#### Task prompt:
Return, exactly as written, the lines that start at the one holding "Convert this chart to matplotlib code." and end at the one holding "plt.rcParams['font.family'] = ['Liberation", with both of those lines kept. Skip any pictures.

#### Data supplied:

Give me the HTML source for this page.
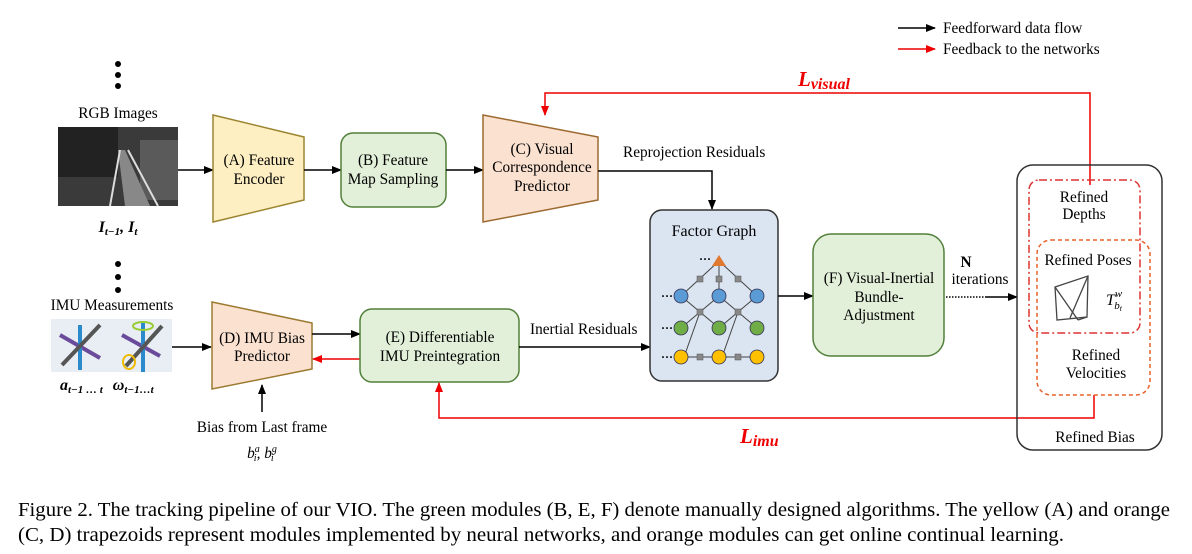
<!DOCTYPE html>
<html><head><meta charset="utf-8"><style>
body{margin:0;background:#fff;}
svg{display:block;font-family:"Liberation Serif",serif;}
</style></head><body>
<svg width="1192" height="554" viewBox="0 0 1192 554" xmlns="http://www.w3.org/2000/svg">
<defs>
<marker id="ab" markerWidth="10" markerHeight="8" refX="9" refY="4" orient="auto" markerUnits="userSpaceOnUse"><path d="M0,0 L10,4 L0,8 z" fill="#000"/></marker>
<marker id="ar" markerWidth="10" markerHeight="8" refX="9" refY="4" orient="auto" markerUnits="userSpaceOnUse"><path d="M0,0 L10,4 L0,8 z" fill="#e00"/></marker>
</defs>
<g font-size="15.3">
<!-- legend -->
<line x1="898" y1="28" x2="935" y2="28" stroke="#000" stroke-width="1.5" marker-end="url(#ab)"/>
<text x="943" y="33">Feedforward data flow</text>
<line x1="898" y1="49" x2="935" y2="49" stroke="#e00" stroke-width="1.5" marker-end="url(#ar)"/>
<text x="943" y="54">Feedback to the networks</text>

<!-- dots -->
<circle cx="118" cy="64" r="3"/><circle cx="118" cy="75" r="3"/><circle cx="118" cy="86" r="3"/>
<circle cx="118" cy="264" r="3"/><circle cx="118" cy="277" r="3"/><circle cx="118" cy="290" r="3"/>
<text x="118" y="118" text-anchor="middle">RGB Images</text>
<!-- image -->
<rect x="58" y="127" width="120" height="79" fill="#3a3a3a"/>
<rect x="58" y="127" width="60" height="50" fill="#222"/>
<rect x="140" y="140" width="38" height="60" fill="#5a5a5a"/>
<polygon points="118,150 125,150 150,206 125,206" fill="#888"/>
<line x1="120" y1="150" x2="110" y2="206" stroke="#ddd" stroke-width="2"/>
<line x1="128" y1="150" x2="158" y2="206" stroke="#ddd" stroke-width="2"/>
<text x="118" y="232" text-anchor="middle" font-weight="bold" font-style="italic" font-size="16">I<tspan font-size="11" dy="3">t−1</tspan><tspan dy="-3">, I</tspan><tspan font-size="11" dy="3">t</tspan></text>

<text x="112" y="310" text-anchor="middle">IMU Measurements</text>
<rect x="51" y="319" width="121" height="53" fill="#e8eef3"/>
<line x1="60" y1="335" x2="100" y2="358" stroke="#6a4a9a" stroke-width="4"/>
<line x1="80" y1="325" x2="80" y2="370" stroke="#2a8acb" stroke-width="4"/>
<line x1="62" y1="365" x2="100" y2="325" stroke="#555" stroke-width="4"/>
<line x1="122" y1="335" x2="160" y2="356" stroke="#6a4a9a" stroke-width="4"/>
<line x1="143" y1="321" x2="143" y2="372" stroke="#2a8acb" stroke-width="4"/>
<line x1="126" y1="366" x2="162" y2="326" stroke="#555" stroke-width="4"/>
<ellipse cx="143" cy="326" rx="10" ry="4" fill="none" stroke="#9c3" stroke-width="2"/>
<ellipse cx="129" cy="362" rx="6" ry="7" fill="none" stroke="#eb0" stroke-width="2"/>
<text x="60" y="390" font-weight="bold" font-style="italic" font-size="16">a<tspan font-size="11" dy="3">t−1 … t</tspan><tspan dy="-3" dx="10">ω</tspan><tspan font-size="11" dy="3">t−1…t</tspan></text>

<!-- arrows left -->
<line x1="178" y1="170" x2="213" y2="170" stroke="#000" stroke-width="1.5" marker-end="url(#ab)"/>
<line x1="172" y1="347" x2="211" y2="347" stroke="#000" stroke-width="1.5" marker-end="url(#ab)"/>

<!-- A -->
<polygon points="213,115 304,137 304,200 213,222" fill="#fdefc2" stroke="#9c8530" stroke-width="1.5"/>
<text x="259" y="165" text-anchor="middle">(A) Feature</text>
<text x="259" y="184" text-anchor="middle">Encoder</text>
<line x1="304" y1="170" x2="341" y2="170" stroke="#000" stroke-width="1.5" marker-end="url(#ab)"/>
<!-- B -->
<rect x="341" y="133" width="105" height="74" rx="12" fill="#e2f0d9" stroke="#52803a" stroke-width="1.5"/>
<text x="393" y="165" text-anchor="middle">(B) Feature</text>
<text x="393" y="184" text-anchor="middle">Map Sampling</text>
<line x1="446" y1="170" x2="483" y2="170" stroke="#000" stroke-width="1.5" marker-end="url(#ab)"/>
<!-- C -->
<polygon points="483,115 598,137 598,200 483,222" fill="#fbe1d0" stroke="#9c6a30" stroke-width="1.5"/>
<text x="542" y="154" text-anchor="middle">(C) Visual</text>
<text x="542" y="172" text-anchor="middle">Correspondence</text>
<text x="542" y="191" text-anchor="middle">Predictor</text>
<text x="623" y="157">Reprojection Residuals</text>
<polyline points="598,171 712,171 712,209" fill="none" stroke="#000" stroke-width="1.5" marker-end="url(#ab)"/>

<!-- red visual -->
<polyline points="1090,185 1090,93 545,93 545,115" fill="none" stroke="#e00" stroke-width="1.5" marker-end="url(#ar)"/>
<text x="798" y="86" fill="#e00" font-weight="bold" font-style="italic" font-size="21">L<tspan font-size="16" dy="3">visual</tspan></text>

<!-- D -->
<polygon points="212,302 312,323 312,369 212,389" fill="#fbe1d0" stroke="#9c7a30" stroke-width="1.5"/>
<text x="262" y="343" text-anchor="middle">(D) IMU Bias</text>
<text x="262" y="361" text-anchor="middle">Predictor</text>
<line x1="262" y1="412" x2="262" y2="385" stroke="#000" stroke-width="1.5" marker-end="url(#ab)"/>
<text x="262" y="432" text-anchor="middle">Bias from Last frame</text>
<text x="262" y="458" text-anchor="middle" font-style="italic">b<tspan font-size="10" dy="-6">a</tspan><tspan font-size="10" dy="9" dx="-6">i</tspan><tspan dy="-3">, b</tspan><tspan font-size="10" dy="-6">g</tspan><tspan font-size="10" dy="9" dx="-6">i</tspan></text>
<line x1="312" y1="334" x2="360" y2="334" stroke="#000" stroke-width="1.5" marker-end="url(#ab)"/>
<line x1="360" y1="359" x2="313" y2="359" stroke="#e00" stroke-width="1.5" marker-end="url(#ar)"/>
<!-- E -->
<rect x="360" y="309" width="159" height="73" rx="12" fill="#e2f0d9" stroke="#52803a" stroke-width="1.5"/>
<text x="440" y="342" text-anchor="middle">(E) Differentiable</text>
<text x="440" y="361" text-anchor="middle">IMU Preintegration</text>
<text x="530" y="334">Inertial Residuals</text>
<line x1="519" y1="347" x2="650" y2="347" stroke="#000" stroke-width="1.5" marker-end="url(#ab)"/>

<!-- red imu -->
<polyline points="1094,395 1094,418 439,418 439,383" fill="none" stroke="#e00" stroke-width="1.5" marker-end="url(#ar)"/>
<text x="740" y="443" fill="#e00" font-weight="bold" font-style="italic" font-size="21">L<tspan font-size="16" dy="3">imu</tspan></text>

<!-- Factor graph -->
<rect x="650" y="210" width="128" height="171" rx="12" fill="#dbe4f1" stroke="#333" stroke-width="1.5"/>
<text x="714" y="236" text-anchor="middle" font-size="16">Factor Graph</text>
<g stroke="#444" stroke-width="1">
<line x1="719" y1="261" x2="681" y2="296"/><line x1="719" y1="261" x2="719" y2="296"/><line x1="719" y1="261" x2="757" y2="296"/>
<line x1="681" y1="296" x2="700" y2="312"/><line x1="719" y1="296" x2="700" y2="312"/><line x1="719" y1="296" x2="738" y2="312"/><line x1="757" y1="296" x2="738" y2="312"/>
<line x1="700" y1="312" x2="681" y2="328"/><line x1="700" y1="312" x2="719" y2="328"/><line x1="738" y1="312" x2="719" y2="328"/><line x1="738" y1="312" x2="757" y2="328"/>
<line x1="700" y1="312" x2="684" y2="357"/><line x1="738" y1="312" x2="722" y2="357"/>
<line x1="681" y1="357" x2="757" y2="357"/>
</g>
<g fill="#888" stroke="#555" stroke-width="0.5">
<rect x="697" y="276" width="6" height="6"/><rect x="716" y="276" width="6" height="6"/><rect x="735" y="276" width="6" height="6"/>
<rect x="697" y="309" width="6" height="6"/><rect x="735" y="309" width="6" height="6"/>
<rect x="697" y="354" width="6" height="6"/><rect x="735" y="354" width="6" height="6"/>
</g>
<polygon points="719,255 726,266 712,266" fill="#e07a30"/>
<g stroke="#335" stroke-width="0.8">
<circle cx="681" cy="296" r="7" fill="#5b9bd5"/><circle cx="719" cy="296" r="7" fill="#5b9bd5"/><circle cx="757" cy="296" r="7" fill="#5b9bd5"/>
<circle cx="681" cy="328" r="7" fill="#70ad47"/><circle cx="719" cy="328" r="7" fill="#70ad47"/><circle cx="757" cy="328" r="7" fill="#70ad47"/>
<circle cx="681" cy="357" r="7" fill="#ffc000"/><circle cx="719" cy="357" r="7" fill="#ffc000"/><circle cx="757" cy="357" r="7" fill="#ffc000"/>
</g>
<g font-size="12" font-weight="bold"><text x="699" y="263">···</text><text x="661" y="300">···</text><text x="661" y="332">···</text><text x="661" y="361">···</text></g>

<line x1="778" y1="296" x2="813" y2="296" stroke="#000" stroke-width="1.5" marker-end="url(#ab)"/>
<!-- F -->
<rect x="813" y="234" width="131" height="122" rx="18" fill="#e2f0d9" stroke="#52803a" stroke-width="1.5"/>
<text x="879" y="283" text-anchor="middle">(F) Visual-Inertial</text>
<text x="879" y="302" text-anchor="middle">Bundle-</text>
<text x="879" y="320" text-anchor="middle">Adjustment</text>
<text x="966" y="267" text-anchor="middle" font-weight="bold">N</text>
<text x="980" y="284" text-anchor="middle">iterations</text>
<line x1="946" y1="297" x2="985" y2="297" stroke="#000" stroke-width="1.5" stroke-dasharray="1.5,1.5"/>
<line x1="985" y1="297" x2="1017" y2="297" stroke="#000" stroke-width="1.5" marker-end="url(#ab)"/>

<!-- right box -->
<rect x="1017" y="165" width="145" height="285" rx="16" fill="none" stroke="#333" stroke-width="1.5"/>
<rect x="1029" y="180" width="111" height="153" rx="10" fill="none" stroke="#d33" stroke-width="1.5" stroke-dasharray="8,3,2,3"/>
<rect x="1037" y="240" width="113" height="155" rx="14" fill="none" stroke="#e8602a" stroke-width="1.5" stroke-dasharray="4,3"/>
<text x="1084" y="202" text-anchor="middle">Refined</text>
<text x="1084" y="219" text-anchor="middle">Depths</text>
<text x="1088" y="265" text-anchor="middle">Refined Poses</text>
<g fill="none" stroke="#444" stroke-width="1.3">
<polygon points="1055,287 1088,276 1087,317 1057,320"/>
<line x1="1055" y1="287" x2="1078" y2="320"/><line x1="1088" y1="276" x2="1070" y2="318"/><line x1="1078" y1="320" x2="1087" y2="317"/>
</g>
<text x="1106" y="305" font-style="italic" font-size="16">T<tspan font-size="11" dy="-8">w</tspan><tspan font-size="11" dy="12" dx="-8">b</tspan><tspan font-size="8" dy="2">t</tspan></text>
<text x="1096" y="360" text-anchor="middle">Refined</text>
<text x="1096" y="378" text-anchor="middle">Velocities</text>
<text x="1095" y="442" text-anchor="middle">Refined Bias</text>

<!-- caption -->
<text x="18" y="516" font-size="20" textLength="1152" lengthAdjust="spacingAndGlyphs">Figure 2. The tracking pipeline of our VIO. The green modules (B, E, F) denote manually designed algorithms. The yellow (A) and orange</text>
<text x="18" y="541" font-size="20" textLength="1046" lengthAdjust="spacingAndGlyphs">(C, D) trapezoids represent modules implemented by neural networks, and orange modules can get online continual learning.</text>
</g>
</svg>
</body></html>
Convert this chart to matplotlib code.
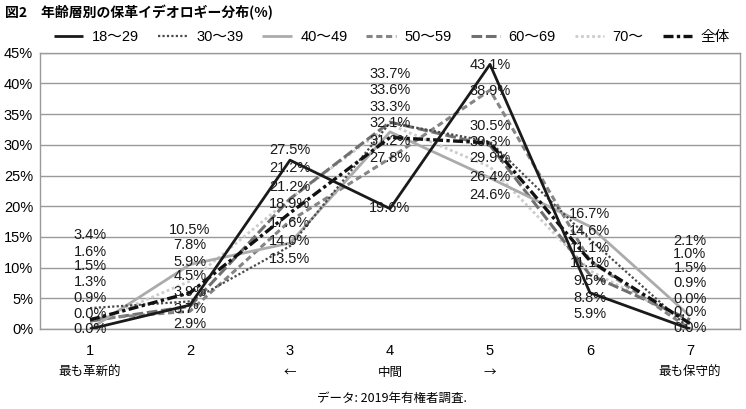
import matplotlib
matplotlib.use("Agg")
import matplotlib.pyplot as plt
import numpy as np

plt.rcParams['font.family'] = ['Liberation Sans', 'Noto Sans CJK JP', 'DejaVu Sans']

# ---- data ----
categories = [1, 2, 3, 4, 5, 6, 7]
series_names = ['18〜29', '30〜39', '40〜49', '50〜59', '60〜69', '70〜', '全体']
v_18_29 = [0.0, 3.9, 27.5, 19.6, 43.1, 5.9, 0.0]
v_30_39 = [3.4, 4.5, 13.5, 33.6, 30.5, 14.6, 0.0]
v_40_49 = [0.0, 10.5, 14.0, 32.1, 24.6, 16.7, 2.1]
v_50_59 = [1.6, 2.9, 17.6, 27.8, 38.9, 11.1, 0.0]
v_60_69 = [1.3, 3.7, 21.2, 33.7, 29.9, 8.8, 1.5]
v_70 = [0.9, 7.8, 21.2, 33.3, 26.4, 9.5, 1.0]
v_all = [1.5, 5.9, 18.9, 31.2, 30.3, 11.1, 0.9]
series_values = [v_18_29, v_30_39, v_40_49, v_50_59, v_60_69, v_70, v_all]
yticks = [0, 5, 10, 15, 20, 25, 30, 35, 40, 45]
scale_labels = {1: '最も革新的', 3: '←', 4: '中間', 5: '→', 7: '最も保守的'}

# ---- styles ----
styles = [
    dict(color='#1a1a1a', lw=2.0, ls='-', zorder=9),
    dict(color='#4a4a4a', lw=1.6, ls=(0, (1, 1)), zorder=6),
    dict(color='#ababab', lw=2.0, ls='-', zorder=5),
    dict(color='#858585', lw=2.2, ls=(0, (2, 1.2)), zorder=4),
    dict(color='#707070', lw=2.2, ls=(0, (3.5, 1.2)), zorder=3),
    dict(color='#cccccc', lw=2.0, ls=(0, (1, 1)), zorder=2),
    dict(color='#111111', lw=2.4, ls=(0, (3, 1, 1, 1)), zorder=8),
]

fig = plt.figure(figsize=(7.46, 4.09), dpi=100)
ax = fig.add_axes([40 / 746, 1 - 329 / 409, 700 / 746, (329 - 52.7) / 409])

for name, vals, st in zip(series_names, series_values, styles):
    ax.plot(categories, vals, label=name, solid_capstyle='butt', dash_capstyle='butt', **st)

ax.set_xlim(0.5, 7.5)
ax.set_ylim(0, 45)
ax.set_yticks(yticks)
ax.set_yticklabels([f'{t}%' for t in yticks], fontsize=10.5)
ax.set_xticks(categories)
ax.set_xticklabels([str(c) for c in categories], fontsize=10.5)
ax.tick_params(axis='both', length=0)
ax.tick_params(axis='x', pad=11)
ax.tick_params(axis='y', pad=5)
ax.grid(axis='y', color='#9a9a9a', lw=1.0)
ax.set_axisbelow(True)
for sp in ax.spines.values():
    sp.set_color('#9a9a9a')
    sp.set_linewidth(1.0)

# ---- stacked value labels (positions in data units per column) ----
label_y = [
    [15.3, 12.5, 10.2, 7.6, 5.0, 2.4, 0.0],
    [16.2, 13.6, 10.9, 8.6, 6.0, 3.2, 0.8],
    [29.2, 26.2, 23.2, 20.3, 17.2, 14.3, 11.4],
    [41.6, 39.0, 36.2, 33.5, 30.7, 27.8, 19.7],
    [43.0, 38.7, 33.0, 30.5, 27.8, 24.7, 21.9],
    [18.7, 15.9, 13.2, 10.7, 7.8, 5.0, 2.4],
    [14.3, 12.2, 9.9, 7.5, 4.9, 2.8, 0.2],
]
arr = np.array(series_values)
for ci, cat in enumerate(categories):
    col = arr[:, ci]
    order = list(np.argsort(-col, kind='stable'))
    if ci == 6:
        order = [2, 5, 4, 6, 0, 1, 3]
    for k, si in enumerate(order):
        ax.text(cat, label_y[ci][k], f'{col[si]:.1f}%', ha='center', va='center',
                fontsize=10.5, color='#1a1a1a', zorder=20)

for cat, txt in scale_labels.items():
    fig.text((40 + (cat - 0.5) * 100) / 746, 1 - 372 / 409, txt, ha='center', va='center',
             fontsize=9, family=['Noto Sans CJK JP', 'DejaVu Sans'])

fig.text(392 / 746, 1 - 398 / 409, 'データ: 2019年有権者調査.', ha='center', va='center',
         fontsize=9, family=['Noto Sans CJK JP', 'DejaVu Sans'])
fig.text(5 / 746, 1 - 13 / 409, '図2　年齢層別の保革イデオロギー分布(%)', ha='left', va='center',
         fontsize=10, fontweight='bold', family=['Noto Sans CJK JP', 'DejaVu Sans'])

leg = fig.legend(loc='center', bbox_to_anchor=(392 / 746, 1 - 37 / 409), ncol=7, frameon=False,
                 handlelength=2.0, columnspacing=1.3, handletextpad=0.6,
                 prop={'family': ['Liberation Sans', 'Noto Sans CJK JP'], 'size': 10.5})

fig.savefig('out.png', dpi=100)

#### Complete answer:
Convert this chart to matplotlib code.
import matplotlib
matplotlib.use("Agg")
import matplotlib.pyplot as plt
import numpy as np

plt.rcParams['font.family'] = ['Liberation Sans', 'Noto Sans CJK JP', 'DejaVu Sans']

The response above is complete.